At issue is a lawsuit by the Mortgage Bankers Association to strike down a 2010 ruling by the Labor Department that said loan officers are entitled to overtime pay. That decision effectively overturned a 2006 decision under the Bush administration which said loan officers were not due compensation for overtime.
But in both cases, the Labor Department made the switch without seeking public comment – a fact several high court justices seized on during questioning of the government and the MBA.
“So is it a second flip-flop?” asked Justice Antonin Scalia. “Maybe we shouldn’t give deference to agency interpretations of its own regulations. That would solve the problem of this case. For me it would be easy.”
Indeed, the questioning by the justices indicated some were inclined to strike down both the 2010 and 2006 interpretations because neither one went through the notice-and-comment process. (Until 2006, loan officers were entitled to minimum wage and overtime under the Fair Labor Standards Act, unless they worked outside their employer’s office.)
“If the interpretation has been unstable over time and if the interpretation has created a kind of unfair surprise for private parties,” said Justice Elena Kagan, “those interpretations do not get… deference.”
The high court opted to hear the case because of lower court rulings over when and how an agency must follow the Administration Procedures Act in releasing or changing a regulation.
The U.S. Appeals Court for the District of Columbia has ruled that several agencies have overstepped their bounds in issuing interpretations when they must first be put out for notice and submitted for comment.
In this case, Perez vs. Mortgage Bankers Association (Tom Perez is the Labor Secretary), the D.C. court invoked the so-called “Paralyzed Veterans” doctrine in striking down the Labor Department’s 2010 ruling. The court said the switch was a substantive change in the rules and required public comment and notice, handing the MBA a court victory.
But high court justices on Monday suggested that both the 2006 and 2010 interpretations failed the “Paralyzed Veterans” doctrine.

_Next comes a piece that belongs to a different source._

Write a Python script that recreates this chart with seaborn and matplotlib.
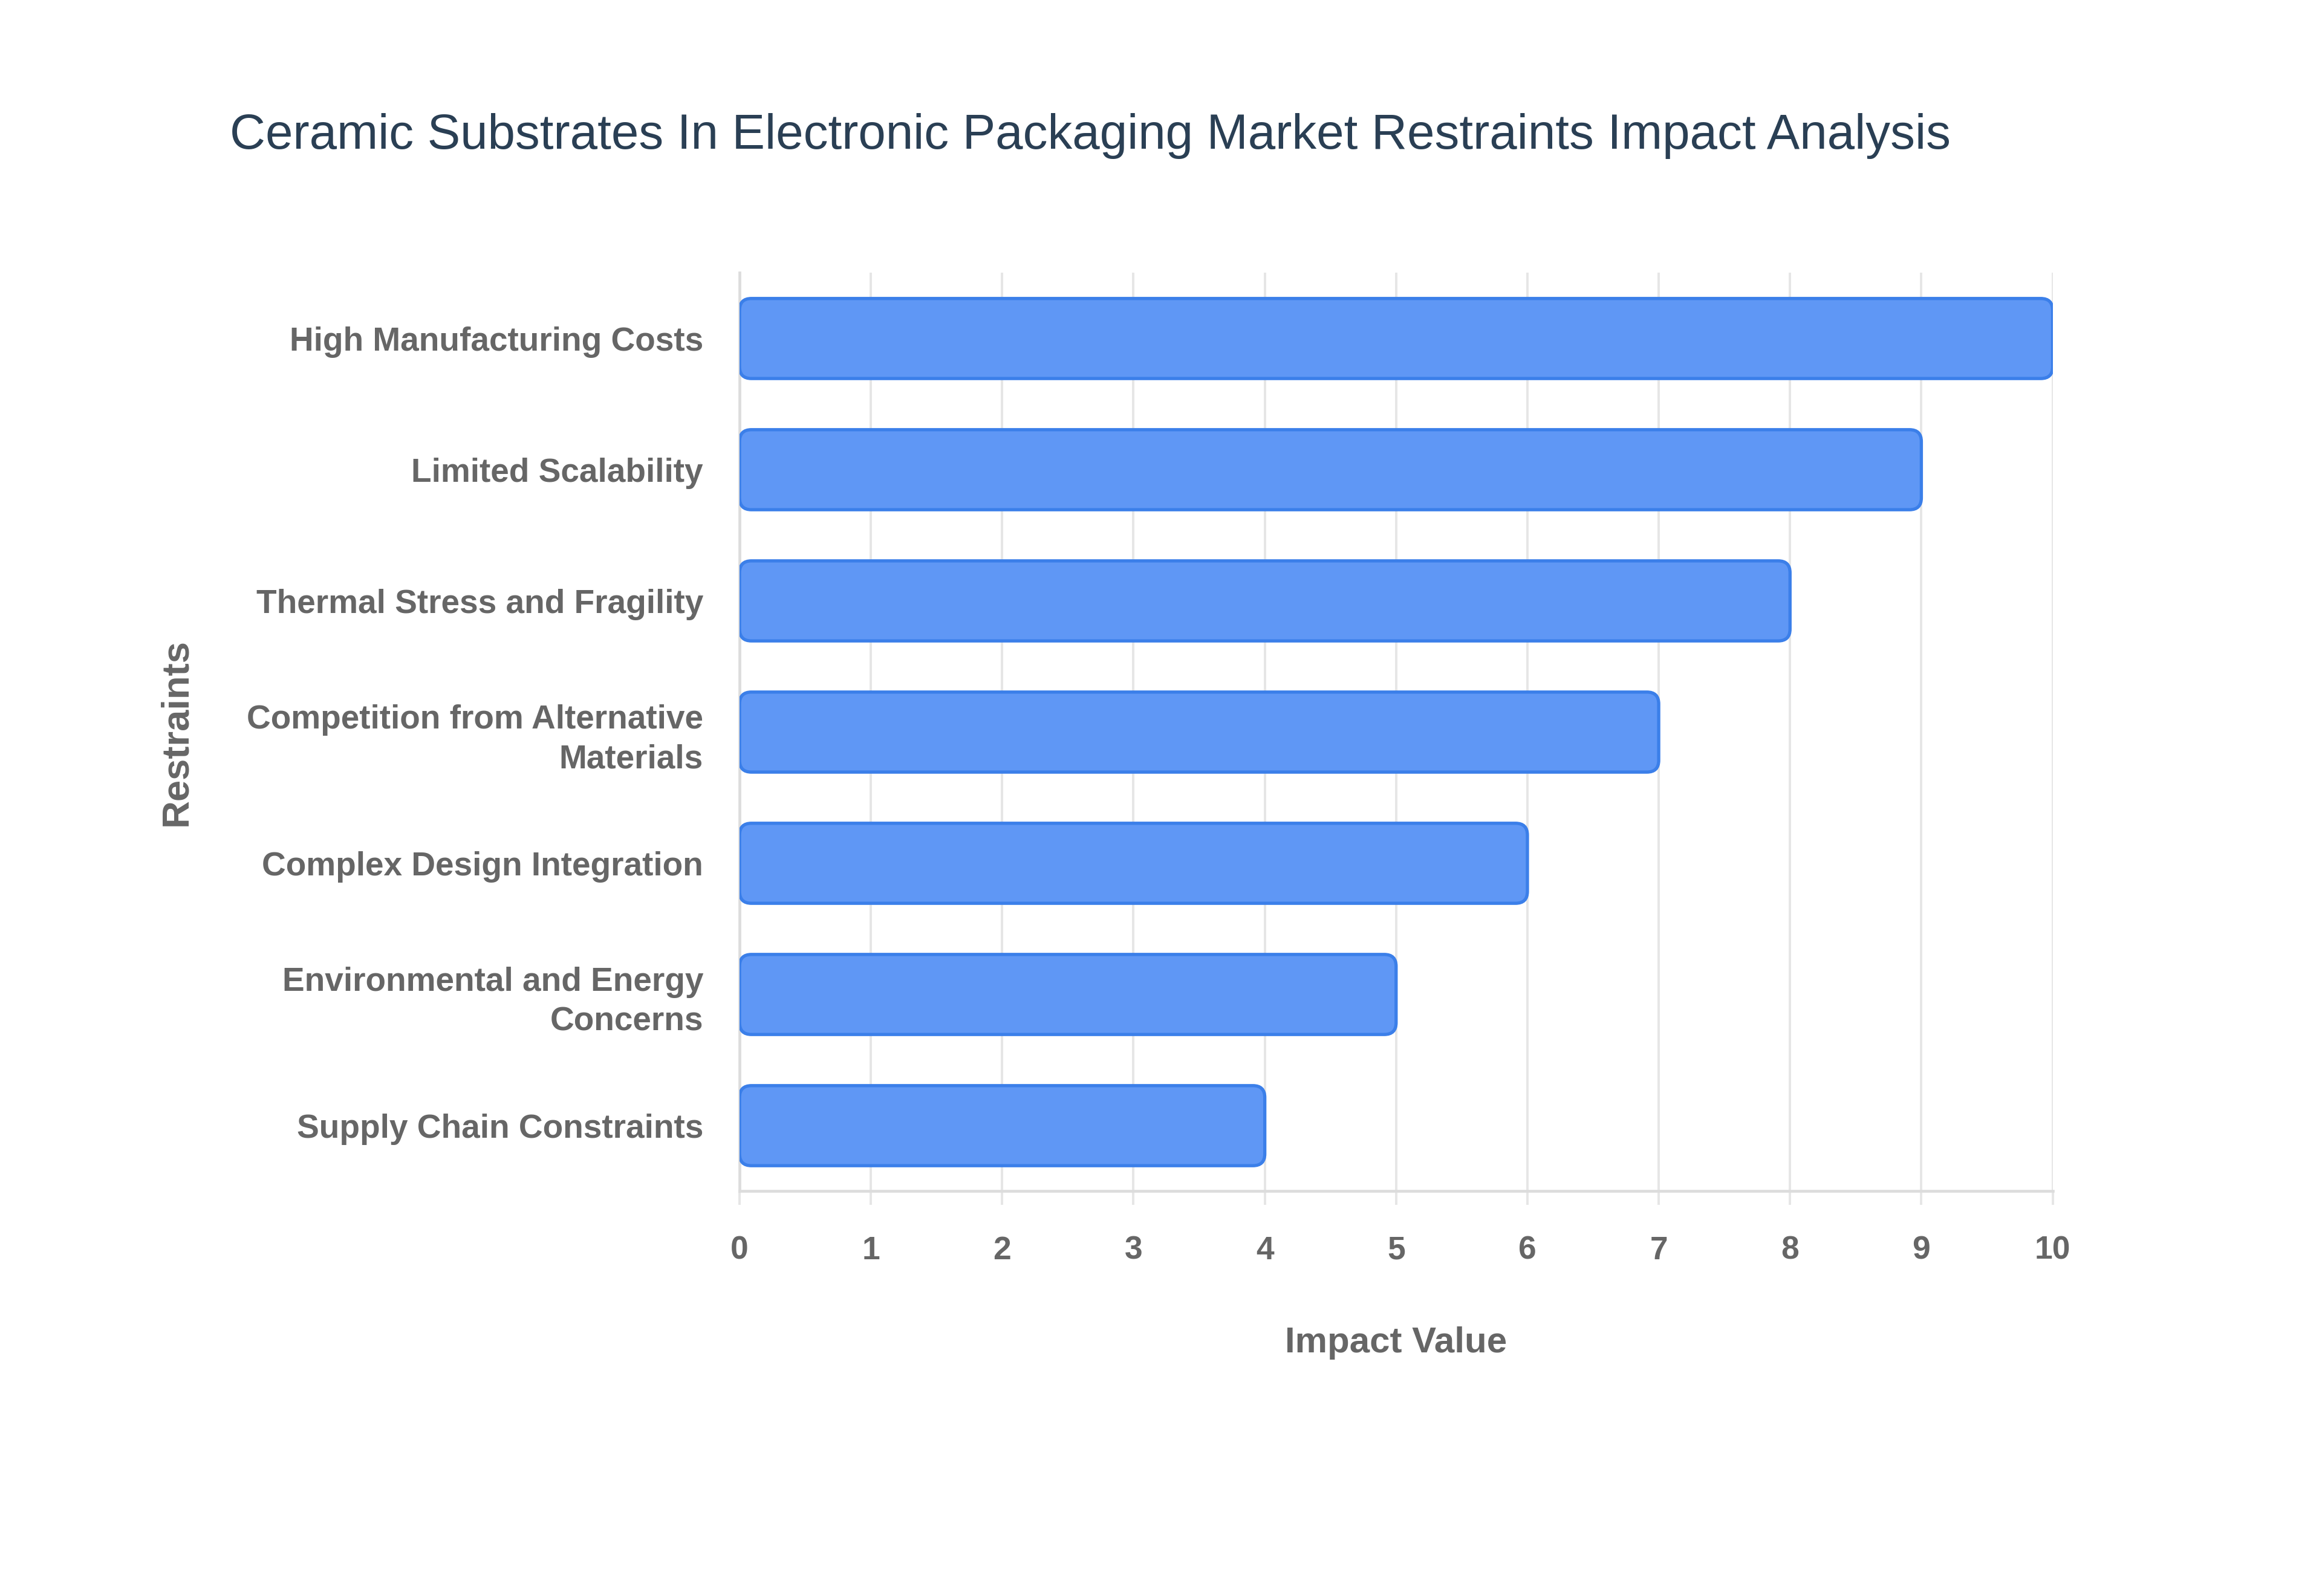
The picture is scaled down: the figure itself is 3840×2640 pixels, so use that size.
import matplotlib
matplotlib.use("Agg")
import matplotlib.pyplot as plt
import seaborn as sns
import pandas as pd
from matplotlib.patches import FancyBboxPatch

restraints = [
    "High Manufacturing Costs",
    "Limited Scalability",
    "Thermal Stress and Fragility",
    "Competition from Alternative\nMaterials",
    "Complex Design Integration",
    "Environmental and Energy\nConcerns",
    "Supply Chain Constraints",
]
impact = [10, 9, 8, 7, 6, 5, 4]
x_ticks = [0, 1, 2, 3, 4, 5, 6, 7, 8, 9, 10]

df = pd.DataFrame({"Restraints": restraints, "Impact Value": impact})

sns.set_theme(style="white")
plt.rcParams["font.family"] = ["Liberation Sans", "DejaVu Sans"]

fig = plt.figure(figsize=(16, 11), dpi=240)
ax = fig.add_axes([0.3185, 0.2536, 0.5655, 0.5754])

sns.barplot(data=df, x="Impact Value", y="Restraints", orient="h",
            color="#5f97f5", width=0.61, ax=ax, zorder=3)

# swap plain bars for slightly rounded ones
for p in list(ax.patches):
    x0, y0 = p.get_x(), p.get_y()
    w, h = p.get_width(), p.get_height()
    rb = FancyBboxPatch((x0, y0), w, h,
                        boxstyle="round,pad=0,rounding_size=0.09",
                        facecolor="#5f97f5", edgecolor="#3b7fe9",
                        linewidth=1.6, zorder=3)
    p.remove()
    ax.add_patch(rb)

ax.set_xlim(0, 10)
ax.set_ylim(len(restraints) - 0.5, -0.5)
ax.set_xticks(x_ticks)
ax.grid(axis="x", color="#e6e6e6", linewidth=1.2, zorder=0)
ax.grid(axis="y", visible=False)

for s in ["top", "right"]:
    ax.spines[s].set_visible(False)
for s in ["left", "bottom"]:
    ax.spines[s].set_color("#dcdcdc")
    ax.spines[s].set_linewidth(1.4)

ax.tick_params(axis="x", length=7, width=1.2, color="#e6e6e6", pad=15,
               labelsize=16, labelcolor="#666666", bottom=True)
ax.tick_params(axis="y", length=0, pad=18, labelsize=16.5, labelcolor="#666666")
for t in ax.get_xticklabels() + ax.get_yticklabels():
    t.set_fontweight("bold")
for t in ax.get_yticklabels():
    t.set_linespacing(1.35)

ax.set_xlabel("Impact Value", fontsize=18, fontweight="bold", color="#666666", labelpad=30)
ax.set_ylabel("Restraints", fontsize=19, fontweight="bold", color="#666666", labelpad=26)

fig.text(0.099, 0.907, "Ceramic Substrates In Electronic Packaging Market Restraints Impact Analysis",
         fontsize=24.5, color="#2a3f54", va="baseline", ha="left")

fig.savefig("out.png", dpi=240, facecolor="white")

“The 2006 interpretation was equally defective because there was no notice and comment for the 2006,” said Justice Ruth Bader Ginsburg. “I don’t see how you can say the 2006 rule sticks when it has the same defect.”
The MBA has tried to argue that the 2006 ruling was just an interpretation of the law, not a significant change, but the 2010 switch was an alteration that required notice-and-comment.
But Ginsburg accused the MBA of trying to pick and choose which interpretations it liked.
“It seems to me that that you want it to be interpretative when it favors you,” she told Allyson Ho, the attorney representing MBA, who is with the law firm of Morgan, Lewis Bockius in Dallas.
Justice Kagan also warned that a strict adherence to the Paralyzed Veterans doctrine would undermine the MBA’s case for the 2006 interpretation to be reinstated.
Chief Justice John Roberts, meanwhile, indicated that whatever the court decides, the Labor Department could go back and re-issue its 2010 interpretation for notice-and-comment, resolving the legal issue hanging over it.
But the high court’s decision could still have a significant impact, observers said.
Steven Schwinn, an associate professor at John Marshall Law School said that the Perez case tests the scope of an agency’s authority to issue interpretations.
“If the Court upholds the D.C. Circuit ruling and its application of its Paralyzed Veterans doctrine, this could restrict how agencies use interpretations and force them to submit to notice and comment rulemaking,” he wrote in an American Bar Association preview of Supreme Court case.
“On the other hand, if the Court reverses, and alters or overturns the Paralyzed Veterans doctrine, agencies would have a freer hand in issuing interpretations like the DOL’s 2010 interpretation.”